> [RECORDED INFORMATION]
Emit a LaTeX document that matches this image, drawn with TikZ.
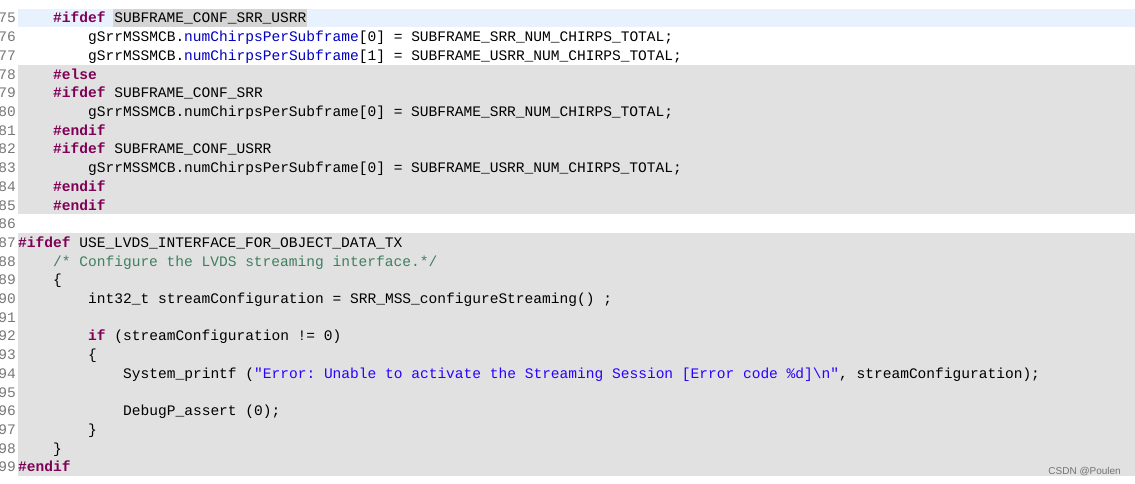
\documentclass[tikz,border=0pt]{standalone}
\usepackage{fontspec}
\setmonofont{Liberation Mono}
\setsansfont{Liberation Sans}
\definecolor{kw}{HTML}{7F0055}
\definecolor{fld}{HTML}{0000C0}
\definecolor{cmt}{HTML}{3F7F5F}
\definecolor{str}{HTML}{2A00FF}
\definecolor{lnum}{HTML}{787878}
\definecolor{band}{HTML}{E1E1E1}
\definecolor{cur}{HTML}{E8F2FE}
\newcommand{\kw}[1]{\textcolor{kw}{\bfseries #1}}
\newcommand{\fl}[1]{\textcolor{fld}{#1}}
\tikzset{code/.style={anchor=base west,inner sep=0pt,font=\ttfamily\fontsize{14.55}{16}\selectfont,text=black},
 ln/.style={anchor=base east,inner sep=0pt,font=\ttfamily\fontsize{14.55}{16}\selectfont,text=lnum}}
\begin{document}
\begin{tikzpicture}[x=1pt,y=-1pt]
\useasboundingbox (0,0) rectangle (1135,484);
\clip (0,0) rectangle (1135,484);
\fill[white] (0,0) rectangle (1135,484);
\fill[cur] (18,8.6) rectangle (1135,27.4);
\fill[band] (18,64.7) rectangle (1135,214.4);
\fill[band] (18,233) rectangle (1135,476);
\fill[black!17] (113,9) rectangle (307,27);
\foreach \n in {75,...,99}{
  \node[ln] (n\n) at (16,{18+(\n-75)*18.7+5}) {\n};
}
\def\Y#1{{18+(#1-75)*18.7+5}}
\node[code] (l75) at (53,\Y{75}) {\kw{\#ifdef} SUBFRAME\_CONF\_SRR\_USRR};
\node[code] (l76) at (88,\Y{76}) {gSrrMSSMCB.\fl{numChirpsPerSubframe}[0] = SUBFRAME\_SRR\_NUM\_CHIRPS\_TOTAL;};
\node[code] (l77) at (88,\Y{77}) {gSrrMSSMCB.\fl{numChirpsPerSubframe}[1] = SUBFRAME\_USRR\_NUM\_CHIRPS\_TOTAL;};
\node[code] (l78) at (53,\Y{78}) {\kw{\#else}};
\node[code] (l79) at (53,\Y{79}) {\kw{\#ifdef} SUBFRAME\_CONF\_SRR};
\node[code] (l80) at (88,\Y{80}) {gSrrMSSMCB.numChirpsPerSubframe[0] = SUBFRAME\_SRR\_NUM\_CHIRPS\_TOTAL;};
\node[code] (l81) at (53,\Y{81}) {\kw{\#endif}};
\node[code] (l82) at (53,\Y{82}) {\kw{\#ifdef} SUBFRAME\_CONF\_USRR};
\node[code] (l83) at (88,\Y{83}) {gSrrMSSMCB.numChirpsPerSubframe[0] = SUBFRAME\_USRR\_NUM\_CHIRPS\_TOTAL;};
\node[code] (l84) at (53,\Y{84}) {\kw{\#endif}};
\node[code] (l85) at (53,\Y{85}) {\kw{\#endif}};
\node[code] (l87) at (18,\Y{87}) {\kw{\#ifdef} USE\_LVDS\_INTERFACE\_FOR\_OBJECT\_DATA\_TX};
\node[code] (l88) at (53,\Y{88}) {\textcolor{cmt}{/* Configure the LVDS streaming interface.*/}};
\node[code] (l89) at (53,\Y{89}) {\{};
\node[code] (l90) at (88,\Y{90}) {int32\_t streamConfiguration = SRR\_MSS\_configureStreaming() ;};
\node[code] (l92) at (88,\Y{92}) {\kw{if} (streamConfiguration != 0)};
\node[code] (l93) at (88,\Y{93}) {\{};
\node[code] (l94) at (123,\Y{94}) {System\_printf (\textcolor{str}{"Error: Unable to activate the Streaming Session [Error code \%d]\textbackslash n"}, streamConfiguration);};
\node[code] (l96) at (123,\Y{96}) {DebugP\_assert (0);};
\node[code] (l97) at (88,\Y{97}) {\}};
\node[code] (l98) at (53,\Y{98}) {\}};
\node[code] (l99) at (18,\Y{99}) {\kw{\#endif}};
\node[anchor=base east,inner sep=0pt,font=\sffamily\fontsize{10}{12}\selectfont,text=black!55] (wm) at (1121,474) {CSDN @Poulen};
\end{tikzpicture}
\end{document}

> [PROMPT] Would you return the data exactly as written, without the pictures?

> [SOLUTION TO THE PROBLEM]
Emit a LaTeX document that matches this image, drawn with TikZ.
\documentclass[tikz,border=0pt]{standalone}
\usepackage{fontspec}
\setmonofont{Liberation Mono}
\setsansfont{Liberation Sans}
\definecolor{kw}{HTML}{7F0055}
\definecolor{fld}{HTML}{0000C0}
\definecolor{cmt}{HTML}{3F7F5F}
\definecolor{str}{HTML}{2A00FF}
\definecolor{lnum}{HTML}{787878}
\definecolor{band}{HTML}{E1E1E1}
\definecolor{cur}{HTML}{E8F2FE}
\newcommand{\kw}[1]{\textcolor{kw}{\bfseries #1}}
\newcommand{\fl}[1]{\textcolor{fld}{#1}}
\tikzset{code/.style={anchor=base west,inner sep=0pt,font=\ttfamily\fontsize{14.55}{16}\selectfont,text=black},
 ln/.style={anchor=base east,inner sep=0pt,font=\ttfamily\fontsize{14.55}{16}\selectfont,text=lnum}}
\begin{document}
\begin{tikzpicture}[x=1pt,y=-1pt]
\useasboundingbox (0,0) rectangle (1135,484);
\clip (0,0) rectangle (1135,484);
\fill[white] (0,0) rectangle (1135,484);
\fill[cur] (18,8.6) rectangle (1135,27.4);
\fill[band] (18,64.7) rectangle (1135,214.4);
\fill[band] (18,233) rectangle (1135,476);
\fill[black!17] (113,9) rectangle (307,27);
\foreach \n in {75,...,99}{
  \node[ln] (n\n) at (16,{18+(\n-75)*18.7+5}) {\n};
}
\def\Y#1{{18+(#1-75)*18.7+5}}
\node[code] (l75) at (53,\Y{75}) {\kw{\#ifdef} SUBFRAME\_CONF\_SRR\_USRR};
\node[code] (l76) at (88,\Y{76}) {gSrrMSSMCB.\fl{numChirpsPerSubframe}[0] = SUBFRAME\_SRR\_NUM\_CHIRPS\_TOTAL;};
\node[code] (l77) at (88,\Y{77}) {gSrrMSSMCB.\fl{numChirpsPerSubframe}[1] = SUBFRAME\_USRR\_NUM\_CHIRPS\_TOTAL;};
\node[code] (l78) at (53,\Y{78}) {\kw{\#else}};
\node[code] (l79) at (53,\Y{79}) {\kw{\#ifdef} SUBFRAME\_CONF\_SRR};
\node[code] (l80) at (88,\Y{80}) {gSrrMSSMCB.numChirpsPerSubframe[0] = SUBFRAME\_SRR\_NUM\_CHIRPS\_TOTAL;};
\node[code] (l81) at (53,\Y{81}) {\kw{\#endif}};
\node[code] (l82) at (53,\Y{82}) {\kw{\#ifdef} SUBFRAME\_CONF\_USRR};
\node[code] (l83) at (88,\Y{83}) {gSrrMSSMCB.numChirpsPerSubframe[0] = SUBFRAME\_USRR\_NUM\_CHIRPS\_TOTAL;};
\node[code] (l84) at (53,\Y{84}) {\kw{\#endif}};
\node[code] (l85) at (53,\Y{85}) {\kw{\#endif}};
\node[code] (l87) at (18,\Y{87}) {\kw{\#ifdef} USE\_LVDS\_INTERFACE\_FOR\_OBJECT\_DATA\_TX};
\node[code] (l88) at (53,\Y{88}) {\textcolor{cmt}{/* Configure the LVDS streaming interface.*/}};
\node[code] (l89) at (53,\Y{89}) {\{};
\node[code] (l90) at (88,\Y{90}) {int32\_t streamConfiguration = SRR\_MSS\_configureStreaming() ;};
\node[code] (l92) at (88,\Y{92}) {\kw{if} (streamConfiguration != 0)};
\node[code] (l93) at (88,\Y{93}) {\{};
\node[code] (l94) at (123,\Y{94}) {System\_printf (\textcolor{str}{"Error: Unable to activate the Streaming Session [Error code \%d]\textbackslash n"}, streamConfiguration);};
\node[code] (l96) at (123,\Y{96}) {DebugP\_assert (0);};
\node[code] (l97) at (88,\Y{97}) {\}};
\node[code] (l98) at (53,\Y{98}) {\}};
\node[code] (l99) at (18,\Y{99}) {\kw{\#endif}};
\node[anchor=base east,inner sep=0pt,font=\sffamily\fontsize{10}{12}\selectfont,text=black!55] (wm) at (1121,474) {CSDN @Poulen};
\end{tikzpicture}
\end{document}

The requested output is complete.